A. Adam Wilson, Informatica
Can you give me a quick overview of Informatica’s ILM division?
Convincing companies that data is an asset is easy. Convincing them that it is a liability is hard.
Companies need to put more focus on ‘lean data management’, by which I mean aligning the value of the data. Why does all data fly first class, maintained and managed by expensive personnel? We help companies to pull the data out and partition it more intelligently. We were doing that for live data because you save costs and get better performance in the process.
But companies were telling us that they had a problem with obsolete data. Nobody wants to unplug anything but we enable them to move all that obsolete data into an optimised archive so they can retire applications. Once it’s in the dedicated archive you can apply records management principles and still query the data if you need to, but you don’t have to pay for a database. That is part of Informatica Data Archive. It has built in legal hold, and all the tagging and so on you need for things like defensible data disposal.
What’s your view of Big Data?
We can help companies get rid of data that there’s no business reason to keep. We can help to make Big Data small.
The growth in data shows no sign of letting up. But at some point the relational database model breaks down, because it costs a fortune. There’s a better place to put that low density but high volume data. We can move it to disk with the cost characteristics of tape but it’s still online or nearline when you want to query the data.
The storage guys have never understood the application layer. They understand what a block or LUN is but not what a purchase order looks like. We can understand the data in a transactionally astute way, for example a purchase order that’s older than six months may be OK to archive based on its metadata. We do entity inference, inferring entity definitions based on the data and make suggestions based on that – that helps to accelerate the process.
In what sort of cases might that help?
For example a typical Oracle E-Business application may have hundreds or even thousands of disconnected tables. That’s an example of where we can go in and infer entity definitions, and because we’ve done that for customers we can use what we know to help other customers. We have that for Amdocs, SAP, Oracle, PeopleSoft and do on.
We can also run simulations, for example why are some purchase orders not eligible to be archived? It may be they have no matching invoice, so those can be flagged for deletion if they are old enough, for example.
A lot of what you are talking about seems to refer to production data. What about non-production, for example dev and test?
It’s a valid question because for everything companies have in production they typically have 8 to 12 copies in non-production. It’s not only very expensive but it’s a huge security risk. The non-production environment is like the Wild West. The biggest risk for data breach is not people coming through the firewall – 58% of breaches are through negligence or maliciousness. The threat has shifted. We’ve been doing this for several years but there’s been an explosion of interest in the last six months.
So what’s changed?
There are a lot of privileged users in the organisation, organisations are more aware of the dangers and the regulators are stronger and more vocal.

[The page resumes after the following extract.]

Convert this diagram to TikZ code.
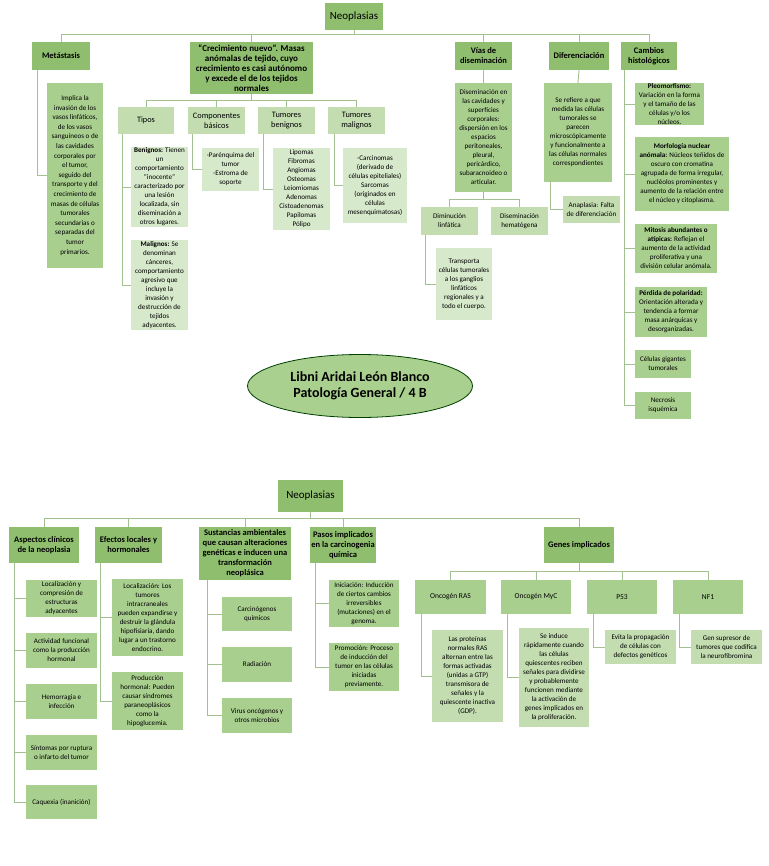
\documentclass[tikz,border=0pt]{standalone}
\usepackage{fontspec}
\setmainfont{Carlito}
\usetikzlibrary{shapes.geometric}
\definecolor{dkc}{HTML}{8FBE6E}
\definecolor{mdc}{HTML}{A9CF8F}
\definecolor{ltc}{HTML}{C3DDB1}
\definecolor{vlc}{HTML}{D7E9CB}
\definecolor{lnc}{HTML}{A3C190}
\definecolor{elc}{HTML}{A9D08E}
\tikzset{
 bx/.style={rectangle, inner sep=0.5pt, align=center, font=\fontsize{7.1}{9}\selectfont, text=black},
 lvone/.style={bx, fill=dkc, font=\fontsize{11}{13}\selectfont},
 lvtwo/.style={bx, fill=dkc, font=\bfseries\fontsize{8.5}{10}\selectfont},
 mdb/.style={bx, fill=mdc},
 ltb/.style={bx, fill=ltc},
 vlb/.style={bx, fill=vlc},
 ltbig/.style={bx, fill=ltc, font=\fontsize{8.3}{10}\selectfont},
 mdbig/.style={bx, fill=mdc, font=\fontsize{7.5}{9}\selectfont},
 conn/.style={draw=lnc, line width=0.9pt},
}
\newcommand{\mybox}[7]{\pgfmathsetmacro{\mbw}{#5-#3}\pgfmathsetmacro{\mbh}{#6-#4}\node[#2,minimum width=\mbw pt,minimum height=\mbh pt] (#1) at ({(#3+#5)/2},{(#4+#6)/2}) {#7};}
\begin{document}
\begin{tikzpicture}[x=1pt,y=-1pt]
\fill[white] (0,0) rectangle (768,866);
\useasboundingbox (0,0) rectangle (768,866);
% ---------- TOP ----------
\mybox{neo}{lvone}{325}{3}{383}{30}{Neoplasias}
\mybox{met}{lvtwo}{32}{42}{90}{70}{Metástasis}
\mybox{crec}{lvtwo,font=\bfseries\fontsize{9}{10}\selectfont}{190}{42}{313}{94}{“Crecimiento nuevo”. Masas\\anómalas de tejido, cuyo\\crecimiento es casi autónomo\\y excede el de los tejidos\\normales}
\mybox{vias}{lvtwo}{455}{42}{512}{70}{Vías de\\diseminación}
\mybox{dif}{lvtwo}{549}{42}{609}{70}{Diferenciación}
\mybox{cam}{lvtwo}{621}{42}{677}{70}{Cambios\\histológicos}
\mybox{impl}{mdb,font=\fontsize{7.1}{9.6}\selectfont}{47}{83}{103}{268}{Implica la\\invasión de los\\vasos linfáticos,\\de los vasos\\sanguíneos o de\\las cavidades\\corporales por\\el tumor,\\seguido del\\transporte y del\\crecimiento de\\masas de células\\tumorales\\secundarias o\\separadas del\\tumor\\primarios.}
\mybox{tipos}{ltbig}{118}{107}{174}{134}{Tipos}
\mybox{comp}{ltbig}{188}{107}{245}{134}{Componentes\\básicos}
\mybox{tben}{ltbig}{258}{107}{315}{134}{Tumores\\benignos}
\mybox{tmal}{ltbig}{328}{107}{385}{134}{Tumores\\malignos}
\mybox{ben}{vlb}{131}{147}{188}{227}{\textbf{Benignos:} Tienen\\un\\comportamiento\\“inocente”\\caracterizado por\\una lesión\\localizada, sin\\diseminación a\\otros lugares.}
\mybox{mal}{vlb}{131}{240}{188}{330}{\textbf{Malignos:} Se\\denominan\\cánceres,\\comportamiento\\agresivo que\\incluye la\\invasión y\\destrucción de\\tejidos\\adyacentes.}
\mybox{par}{vlb}{202}{148}{259}{191}{-Parénquima del\\tumor\\-Estroma de\\soporte}
\mybox{lip}{vlb}{273}{148}{330}{230}{Lipomas\\Fibromas\\Angiomas\\Osteomas\\Leiomiomas\\Adenomas\\Cistoadenomas\\Papilomas\\Pólipo}
\mybox{car}{vlb}{343}{148}{407}{223}{-Carcinomas\\(derivado de\\células epiteliales)\\Sarcomas\\(originados en\\células\\mesenquimatosas)}
\mybox{disc}{mdb}{455}{83}{512}{192}{Diseminación en\\las cavidades y\\superficies\\corporales:\\dispersión en los\\espacios\\peritoneales,\\pleural,\\pericárdico,\\subaracnoideo o\\articular.}
\mybox{linf}{ltb}{421}{207}{478}{235}{Diminución\\linfática}
\mybox{hema}{ltb}{491}{207}{548}{235}{Diseminación\\hematógena}
\mybox{transp}{vlb}{436}{248}{492}{320}{Transporta\\células tumorales\\a los ganglios\\linfáticos\\regionales y a\\todo el cuerpo.}
\mybox{sref}{mdb}{544}{83}{612}{182}{Se refiere a que\\medida las células\\tumorales se\\parecen\\microscópicamente\\y funcionalmente a\\las células normales\\correspondientes}
\mybox{anap}{ltb}{563}{196}{620}{223}{Anaplasia: Falta\\de diferenciación}
\mybox{pleo}{mdb}{635}{83}{704}{125}{\textbf{Pleomorfismo:}\\Variación en la forma\\y el tamaño de las\\células y/o los\\núcleos.}
\mybox{morf}{mdb}{635}{137}{729}{211}{\textbf{Morfología nuclear}\\\textbf{anómala:} Núcleos teñidos de\\oscuro con cromatina\\agrupada de forma irregular,\\nucléolos prominentes y\\aumento de la relación entre\\el núcleo y citoplasma.}
\mybox{mit}{mdb}{635}{224}{717}{273}{\textbf{Mitosis abundantes o}\\\textbf{atípicas:} Reflejan el\\aumento de la actividad\\proliferativa y una\\división celular anómala.}
\mybox{perd}{mdb}{635}{287}{707}{337}{\textbf{Pérdida de polaridad:}\\Orientación alterada y\\tendencia a formar\\masa anárquicas y\\desorganizadas.}
\mybox{gig}{mdb}{635}{350}{691}{378}{Células gigantes\\tumorales}
\mybox{nec}{mdb}{635}{392}{691}{419}{Necrosis\\isquémica}
\node[ellipse, draw=black!75!green, line width=0.8pt, fill=elc, minimum width=225pt, minimum height=63pt, align=center, font=\bfseries\fontsize{14}{16.5}\selectfont] (name) at (360,386) {Libni Aridai León Blanco\\Patología General / 4 B};
% top connectors
\draw[conn] (met.north) -- ++(0,-7) -| (cam.north);
\draw[conn] (neo.south) -- ++(0,5);
\draw[conn] (crec.north) -- ++(0,-7);
\draw[conn] (vias.north) -- ++(0,-7);
\draw[conn] (dif.north) -- ++(0,-7);
\draw[conn] ([xshift=6pt]met.south west) |- (impl.west);
\draw[conn] (crec.south) -- ++(0,7);
\draw[conn] (tipos.north) -- ++(0,-6) -| (tmal.north);
\draw[conn] (comp.north) -- ++(0,-6);
\draw[conn] (tben.north) -- ++(0,-6);
\draw[conn] ([xshift=5pt]tipos.south west) |- (ben.west);
\draw[conn] ([xshift=5pt]tipos.south west) |- (mal.west);
\draw[conn] ([xshift=5pt]comp.south west) |- (par.west);
\draw[conn] ([xshift=6pt]tben.south west) |- (lip.west);
\draw[conn] ([xshift=7pt]tmal.south west) |- (car.west);
\draw[conn] (vias.south) -- (disc.north);
\draw[conn] (disc.south) -- ++(0,8);
\draw[conn] (linf.north) -- ++(0,-7) -| (hema.north);
\draw[conn] ([xshift=5pt]linf.south west) |- (transp.west);
\draw[conn] (dif.south) -- (sref.north);
\draw[conn] ([xshift=7pt]sref.south west) |- (anap.west);
\foreach \c in {pleo,morf,mit,perd,gig,nec}{\draw[conn] ([xshift=4pt]cam.south west) |- (\c.west);}
% ---------- BOTTOM ----------
\mybox{neob}{lvone}{278}{480}{343}{512}{Neoplasias}
\mybox{asp}{lvtwo}{9}{527}{79}{563}{Aspectos clínicos\\de la neoplasia}
\mybox{efe}{lvtwo}{95}{527}{162}{563}{Efectos locales y\\hormonales}
\mybox{sus}{lvtwo}{199}{527}{291}{580}{Sustancias ambientales\\que causan alteraciones\\genéticas e inducen una\\transformación\\neoplásica}
\mybox{pas}{lvtwo}{310}{527}{376}{563}{Pasos implicados\\en la carcinogenia\\química}
\mybox{genes}{lvtwo}{544}{527}{614}{563}{Genes implicados}
\mybox{locA}{mdb}{26}{580}{97}{617}{Localización y\\compresión de\\estructuras\\adyacentes}
\mybox{act}{mdb}{26}{633}{97}{668}{Actividad funcional\\como la producción\\hormonal}
\mybox{hem}{mdb}{26}{684}{97}{719}{Hemorragia e\\infección}
\mybox{sin}{mdb}{26}{735}{97}{770}{Síntomas por ruptura\\o infarto del tumor}
\mybox{caq}{mdb}{26}{785}{97}{819}{Caquexia (inanición)}
\mybox{locB}{mdb}{112}{579}{183}{656}{Localización: Los\\tumores\\intracraneales\\pueden expandirse y\\destruir la glándula\\hipofisiaria, dando\\lugar a un trastorno\\endocrino.}
\mybox{prod}{mdb}{112}{672}{183}{730}{Producción\\hormonal: Pueden\\causar síndromes\\paraneoplásicos\\como la\\hipoglucemia.}
\mybox{carc}{mdb}{222}{597}{292}{631}{Carcinógenos\\químicos}
\mybox{rad}{mdb}{222}{647}{292}{682}{Radiación}
\mybox{vir}{mdb}{222}{698}{292}{733}{Virus oncógenos y\\otros microbios}
\mybox{ini}{mdb}{329}{580}{399}{627}{Iniciación: Inducción\\de ciertos cambios\\irreversibles\\(mutaciones) en el\\genoma.}
\mybox{prom}{mdb}{329}{643}{399}{691}{Promoción: Proceso\\de inducción del\\tumor en las células\\iniciadas\\previamente.}
\mybox{ras}{mdbig}{415}{580}{486}{614}{Oncogén RAS}
\mybox{myc}{mdbig}{501}{580}{571}{614}{Oncogén MyC}
\mybox{pft}{mdbig}{587}{580}{657}{614}{P53}
\mybox{nfo}{mdbig}{673}{580}{743}{614}{NF1}
\mybox{rast}{ltb}{432}{630}{503}{722}{Las proteínas\\normales RAS\\alternan entre las\\formas activadas\\(unidas a GTP)\\transmisora de\\señales y la\\quiescente inactiva\\(GDP).}
\mybox{myct}{ltb}{519}{628}{589}{727}{Se induce\\rápidamente cuando\\las células\\quiescentes reciben\\señales para dividirse\\y probablemente\\funcionen mediante\\la activación de\\genes implicados en\\la proliferación.}
\mybox{pftt}{ltb}{605}{630}{676}{664}{Evita la propagación\\de células con\\defectos genéticos}
\mybox{nfot}{ltb}{691}{630}{762}{664}{Gen supresor de\\tumores que codifica\\la neurofibromina}
% bottom connectors
\draw[conn] (asp.north) -- ++(0,-8) -| (genes.north);
\draw[conn] (neob.south) -- ++(0,7);
\draw[conn] (efe.north) -- ++(0,-8);
\draw[conn] (sus.north) -- ++(0,-8);
\draw[conn] (pas.north) -- ++(0,-8);
\foreach \c in {locA,act,hem,sin,caq}{\draw[conn] ([xshift=6pt]asp.south west) |- (\c.west);}
\foreach \c in {locB,prod}{\draw[conn] ([xshift=6pt]efe.south west) |- (\c.west);}
\foreach \c in {carc,rad,vir}{\draw[conn] ([xshift=9pt]sus.south west) |- (\c.west);}
\foreach \c in {ini,prom}{\draw[conn] ([xshift=6pt]pas.south west) |- (\c.west);}
\draw[conn] (genes.south) -- ++(0,9);
\draw[conn] (ras.north) -- ++(0,-8) -| (nfo.north);
\draw[conn] (myc.north) -- ++(0,-8);
\draw[conn] (pft.north) -- ++(0,-8);
\draw[conn] ([xshift=7pt]ras.south west) |- (rast.west);
\draw[conn] ([xshift=7pt]myc.south west) |- (myct.west);
\draw[conn] ([xshift=7pt]pft.south west) |- (pftt.west);
\draw[conn] ([xshift=7pt]nfo.south west) |- (nfot.west);
\end{tikzpicture}
\end{document}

The fines are huge and the reputational damage is massive. We can help the company ‘skinny down’ production copies for non-production use, then obfuscate that data so that sensitive data is not at risk. That’s our Test Data Management and Informatica Data Masking.
How does this compare to standard encryption?
We compliment encryption. Privileged users have the right to see and manipulate data because they are building and testing new applications. You can’t just encrypt it all. You still want birthdays to look like birthdays, but we use a number of masking techniques so that the data is practically worthless if it gets spilled.
We’ve seen take-up of this technology in things like clinical trials, too – you need people to be able to manipulate the data but there are pieces of personally identifiable information that nobody needs to see, and we can obfuscate that.
And is the data masking piece used in production environments too?
Yes, we can do this kind of masking for production as well as non-production environments. We had a telco that was having to fire five or six operators per month because they were being caught trawling celebrity phone data. That’s obviously extremely sensitive given recent headlines. We obfuscate that data dynamically so that depending on the user’s authority they can only see limited pieces of the data. It’s all about reducing the risk. The possible fines and reputational damage mean that this is an area where projects are getting funded and accelerated.
Are there any new capabilities in the pipeline?
We’ll bring out a new version of our Test Data Management soon. Without giving too much away, one of the features of that upgrade will be for the Dynamic Masking to get broader database support. We support Oracle, SQL Server and DB2, we’ll be adding Teradata and later on also mainframe environments like VSAM, IMS and so on. There’s a lot of data in the typical organisation that could do with some ILM.